Board of Patent Appeals Reverses Rejection of Key Verizon Invention – Florida Patent Lawyer Blog

Written by Mark Terry   

In one of its first decisions of today, the Board of Patent Appeals and Interferences (BPAI) reversed a Patent Examiner’s 35 U.S.C. §103(a) rejection of a key Verizon invention. As a Miami Patent Attorney, this case was interesting because it illustrates how a 35 U.S.C. §103(a) obviousness rejection can be reversed on appeal to the BPAI.

At issue was a Verizon claim that disclosed software for an LDAP server that receives a request in first protocol format and then converts retrieved information from a second protocol format to the first protocol format. The Examiner rejected the Verizon claim under 35 U.S.C. §103(a) based on the Ma patent. See the BPAI decision here .

The Appellant argued that in Ma the request to and the response from the directory server have the same protocol format, as opposed to having first and second protocol formats as claimed. Appellant further argued that while another patent was cited for the proposition that “converting from one type of protocol format to another protocol format was known in the art at the time the invention was made,” Ma does not disclose the need or desirability for any type of translation. Appellant asserted that Ma does not teach or suggest that messages formatted in accordance with a first protocol are converted, translated, or otherwise reformed into messages formatted in accordance with a second protocol.

Appellant pointed out that as described by the Ma patent, the mediation server may be conversant in multiple protocol formats and therefore is not described to have any need to convert there between with respect to a particular request. Appellant thus argued that the requisite motivation to combine Ma and the other patent was lacking. The BPAI agreed with Appellant’s arguments and reversed the Examiner’s 35 U.S.C. §103(a) obviousness rejection.

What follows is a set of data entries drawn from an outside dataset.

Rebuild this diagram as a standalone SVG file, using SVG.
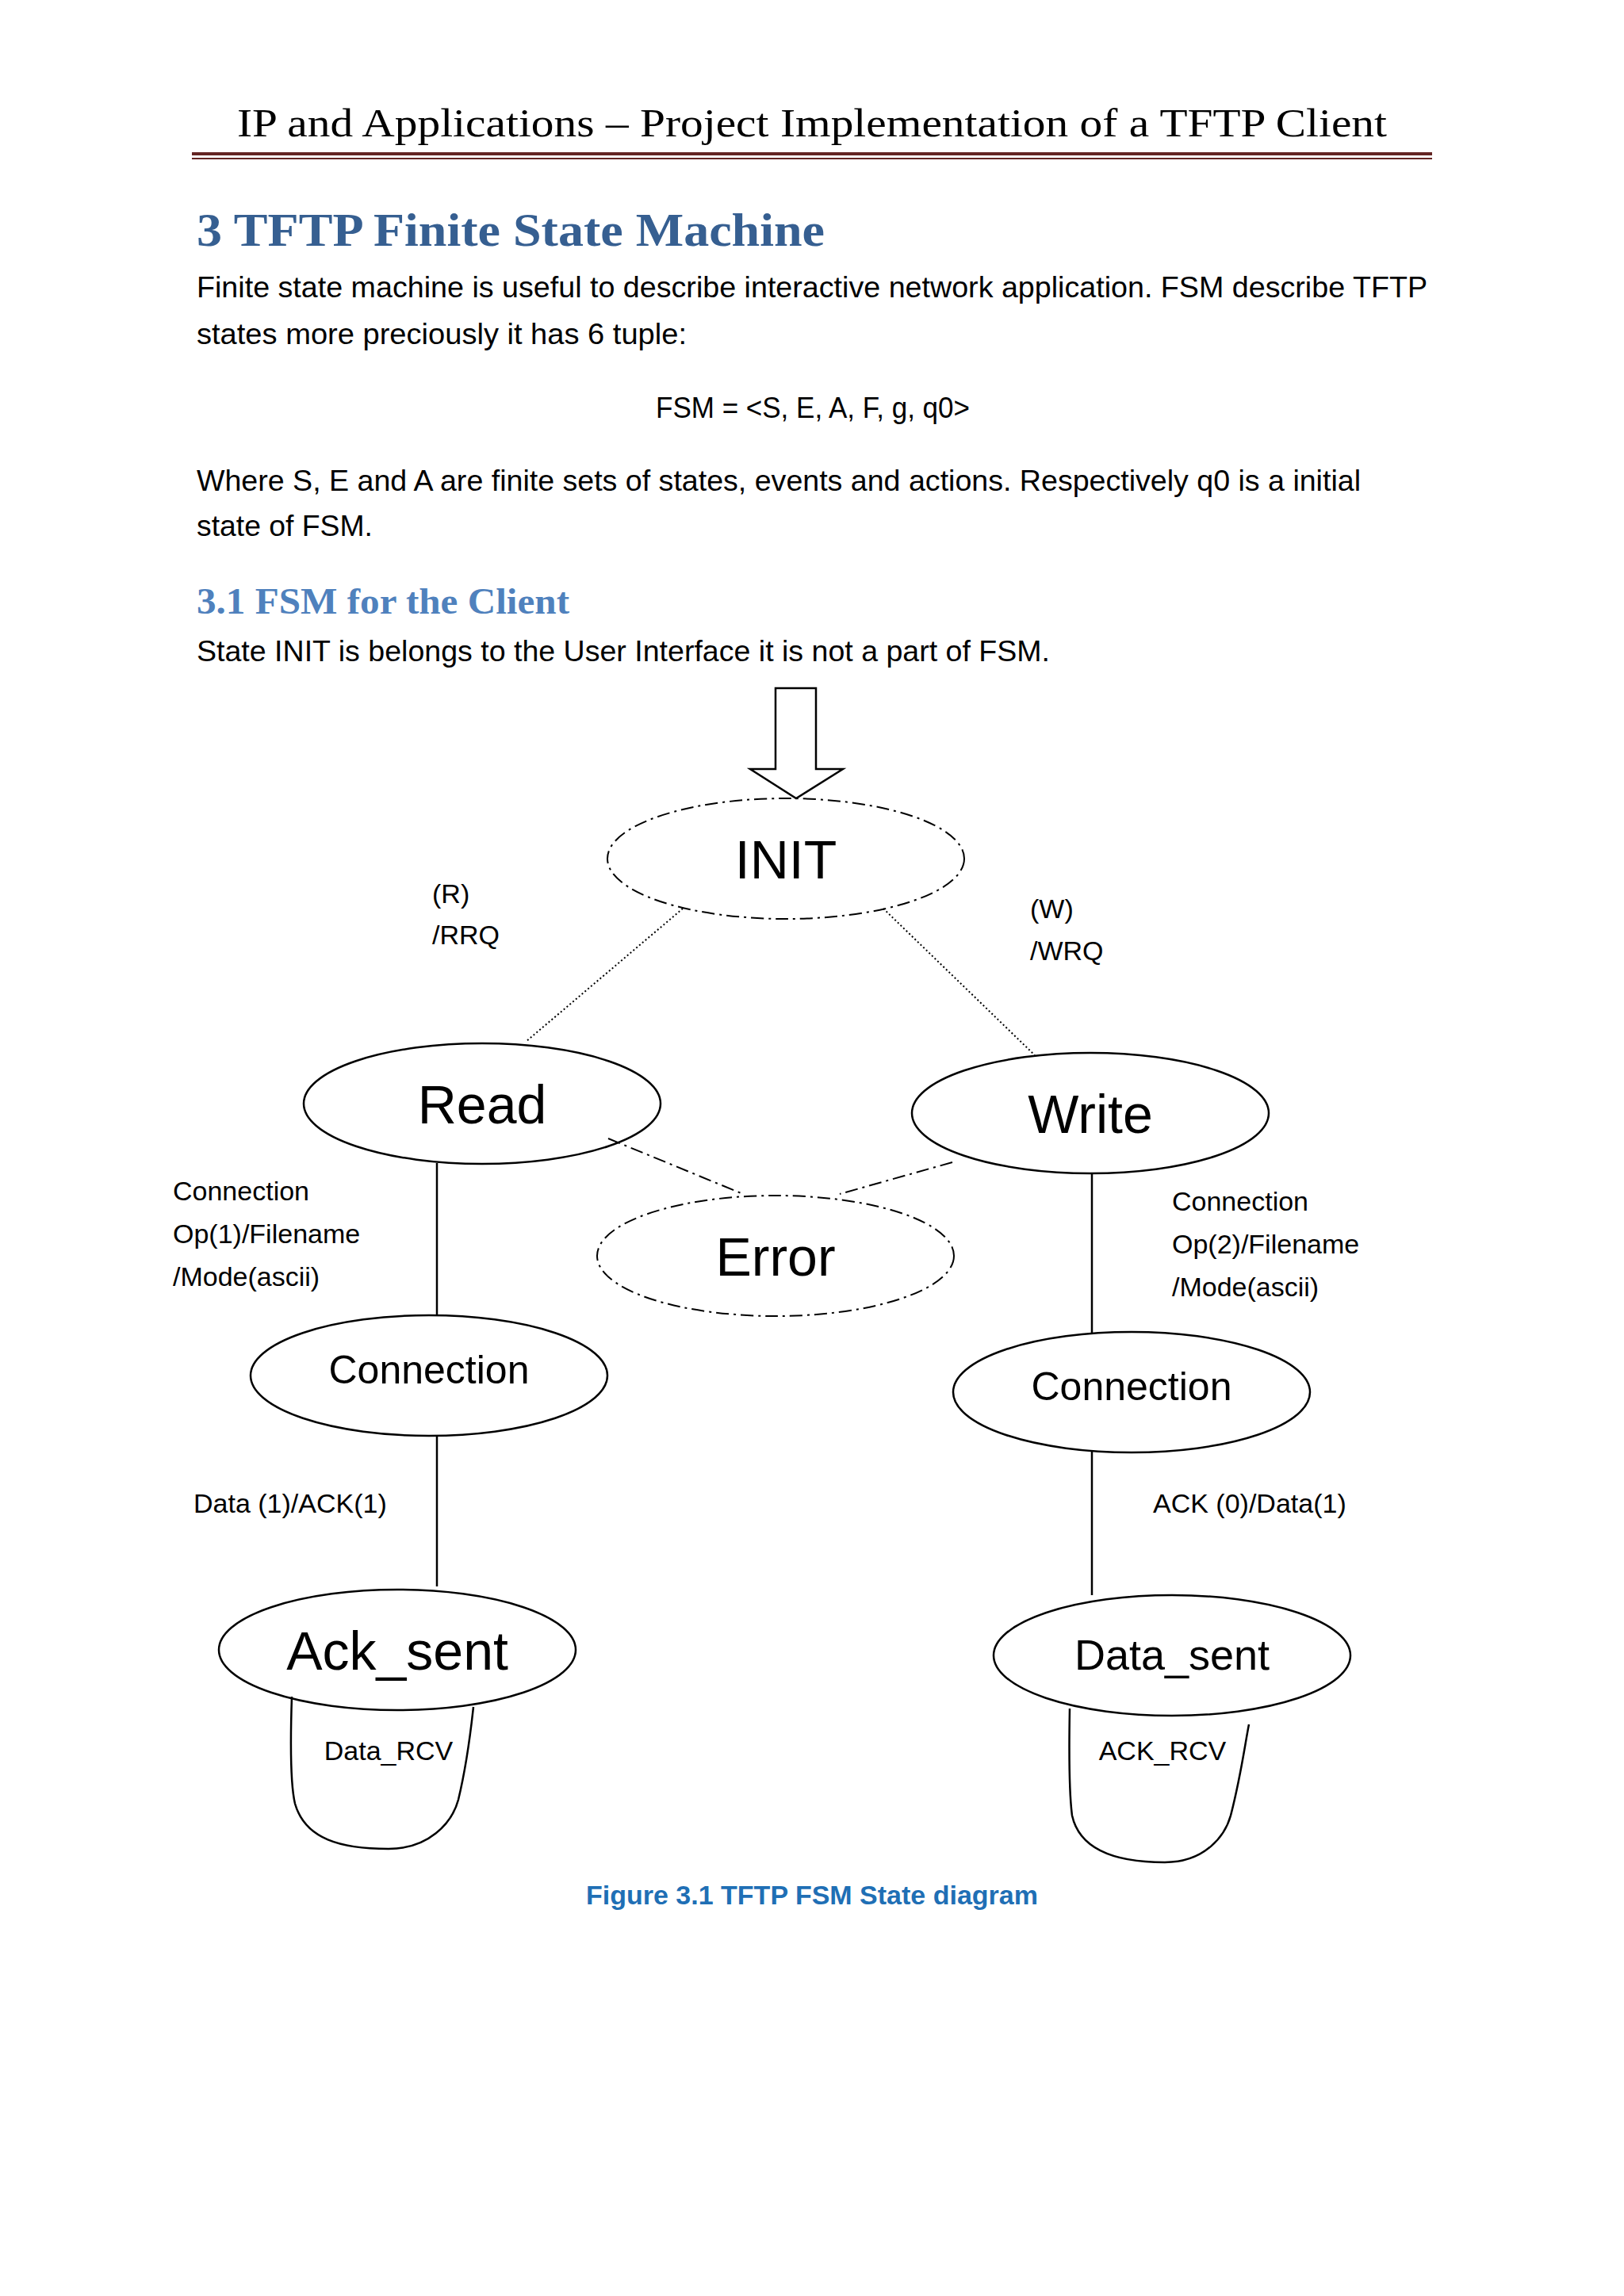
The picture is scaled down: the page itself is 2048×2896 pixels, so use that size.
<svg xmlns="http://www.w3.org/2000/svg" width="2048" height="2896" viewBox="0 0 2048 2896">
<style>
.b{font-family:"Liberation Sans","DejaVu Sans",sans-serif;fill:#000}
.st{fill:none;stroke:#000;stroke-width:2.5}
.dd{fill:none;stroke:#000;stroke-width:2;stroke-dasharray:16,6,3,6}
.dot{fill:none;stroke:#000;stroke-width:2;stroke-dasharray:2,3}
</style>
<rect width="2048" height="2896" fill="#fff"/>
<text x="1024" y="172" text-anchor="middle" font-family="Liberation Serif,serif" font-size="50" textLength="1450" lengthAdjust="spacingAndGlyphs">IP and Applications – Project Implementation of a TFTP Client</text>
<rect x="242" y="192" width="1564" height="4" fill="#632523"/>
<rect x="242" y="199" width="1564" height="2" fill="#632523"/>
<text x="248" y="310" font-family="Liberation Serif,serif" font-weight="bold" font-size="60" fill="#365f91" textLength="792" lengthAdjust="spacingAndGlyphs">3 TFTP Finite State Machine</text>
<g class="b" font-size="37">
<text x="248" y="375" textLength="1552" lengthAdjust="spacingAndGlyphs">Finite state machine is useful to describe interactive network application. FSM describe TFTP</text>
<text x="248" y="434" textLength="618" lengthAdjust="spacingAndGlyphs">states more preciously it has 6 tuple:</text>
<text x="1025" y="527" text-anchor="middle" textLength="396" lengthAdjust="spacingAndGlyphs">FSM = &lt;S, E, A, F, g, q0&gt;</text>
<text x="248" y="619" textLength="1468" lengthAdjust="spacingAndGlyphs">Where  S, E and A are finite sets of states, events and actions. Respectively q0 is a initial</text>
<text x="248" y="676" textLength="222" lengthAdjust="spacingAndGlyphs">state of FSM.</text>
<text x="248" y="834" textLength="1076" lengthAdjust="spacingAndGlyphs">State INIT is belongs to the User Interface it is not a part of FSM.</text>
</g>
<text x="248" y="774" font-family="Liberation Serif,serif" font-weight="bold" font-size="46" fill="#4f81bd" textLength="470" lengthAdjust="spacingAndGlyphs">3.1 FSM for the Client</text>

<g id="connectors">
<polygon points="978,868 1029,868 1029,970 1063,970 1004,1007 946,970 978,970" fill="#fff" stroke="#000" stroke-width="2.5"/>
<line class="dot" x1="861" y1="1146" x2="663" y2="1314"/>
<line class="dot" x1="1114" y1="1146" x2="1305" y2="1331"/>
<line class="dd" x1="767" y1="1436" x2="937" y2="1506"/>
<line class="dd" x1="1201" y1="1466" x2="1059" y2="1506"/>
<line class="st" x1="551" y1="1467" x2="551" y2="1660"/>
<line class="st" x1="1377" y1="1480" x2="1377" y2="1682"/>
<line class="st" x1="551" y1="1811" x2="551" y2="2001"/>
<line class="st" x1="1377" y1="1831" x2="1377" y2="2012"/>
<path class="st" d="M368,2140 C366,2200 366,2250 372,2275 C385,2320 430,2332 490,2332 C540,2332 570,2300 578,2270 C590,2220 594,2180 597,2153"/>
<path class="st" d="M1349,2155 C1348,2210 1348,2260 1352,2290 C1362,2335 1410,2349 1469,2349 C1520,2349 1545,2315 1552,2290 C1565,2240 1570,2200 1575,2175"/>
<g class="b" font-size="34">
<text x="545" y="1139">(R)</text>
<text x="545" y="1191">/RRQ</text>
<text x="1299" y="1158">(W)</text>
<text x="1299" y="1211">/WRQ</text>
<text x="218" y="1514">Connection</text>
<text x="218" y="1568">Op(1)/Filename</text>
<text x="218" y="1622">/Mode(ascii)</text>
<text x="1478" y="1527">Connection</text>
<text x="1478" y="1581">Op(2)/Filename</text>
<text x="1478" y="1635">/Mode(ascii)</text>
<text x="244" y="1908">Data (1)/ACK(1)</text>
<text x="1454" y="1908">ACK (0)/Data(1)</text>
<text x="490" y="2220" text-anchor="middle">Data_RCV</text>
<text x="1466" y="2220" text-anchor="middle">ACK_RCV</text>
</g>
</g>

<g id="init"><ellipse class="dd" cx="991" cy="1083" rx="225" ry="76" fill="#fff"/><text class="b" x="991" y="1108" text-anchor="middle" font-size="68">INIT</text></g>
<g id="read"><ellipse class="st" cx="608" cy="1392" rx="225" ry="76"/><text class="b" x="608" y="1417" text-anchor="middle" font-size="68">Read</text></g>
<g id="write"><ellipse class="st" cx="1375" cy="1404" rx="225" ry="76"/><text class="b" x="1375" y="1429" text-anchor="middle" font-size="68">Write</text></g>
<g id="error"><ellipse class="dd" cx="978" cy="1584" rx="225" ry="76"/><text class="b" x="978" y="1609" text-anchor="middle" font-size="68">Error</text></g>
<g id="conn-left"><ellipse class="st" cx="541" cy="1735" rx="225" ry="76"/><text class="b" x="541" y="1745" text-anchor="middle" font-size="50">Connection</text></g>
<g id="conn-right"><ellipse class="st" cx="1427" cy="1756" rx="225" ry="76"/><text class="b" x="1427" y="1766" text-anchor="middle" font-size="50">Connection</text></g>
<g id="ack-sent"><ellipse class="st" cx="501" cy="2081" rx="225" ry="76" fill="#fff"/><text class="b" x="501" y="2106" text-anchor="middle" font-size="68">Ack_sent</text></g>
<g id="data-sent"><ellipse class="st" cx="1478" cy="2088" rx="225" ry="76" fill="#fff"/><text class="b" x="1478" y="2106" text-anchor="middle" font-size="54">Data_sent</text></g>
<text x="1024" y="2402" text-anchor="middle" font-family="Liberation Sans,sans-serif" font-weight="bold" font-size="34" fill="#1f6fb5">Figure 3.1 TFTP FSM State diagram</text>
</svg>
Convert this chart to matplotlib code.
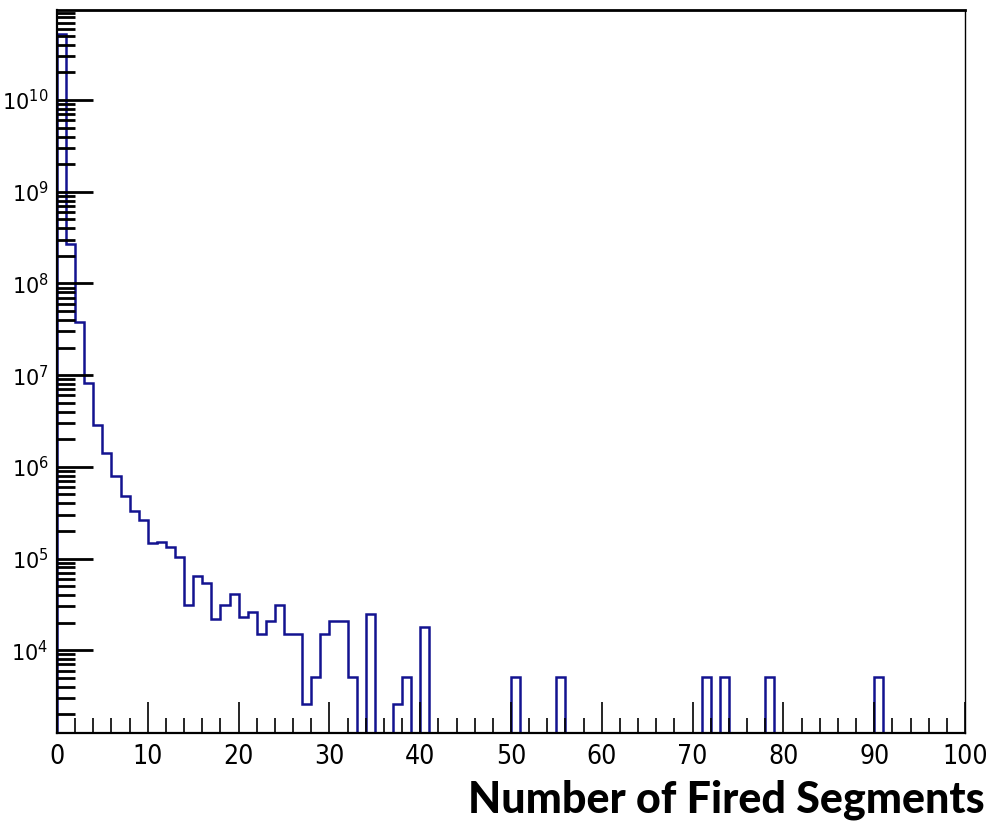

For patent practitioners, the lesson learned in this BPAI decision is the criteria a Patent Examiner must meet when asserting a 35 U.S.C. §103(a) obviousness rejection. First, it is not enough that a cited reference disclose the ability to perform a task. The task itself must be explicitly or implicitly disclosed in the reference – in this case, the task not disclosed was translating from one format to another. Second, when two references are combined, there should be some motivation to combine the two references. The lack of such a motivation opens the rejection to attack on Appeal.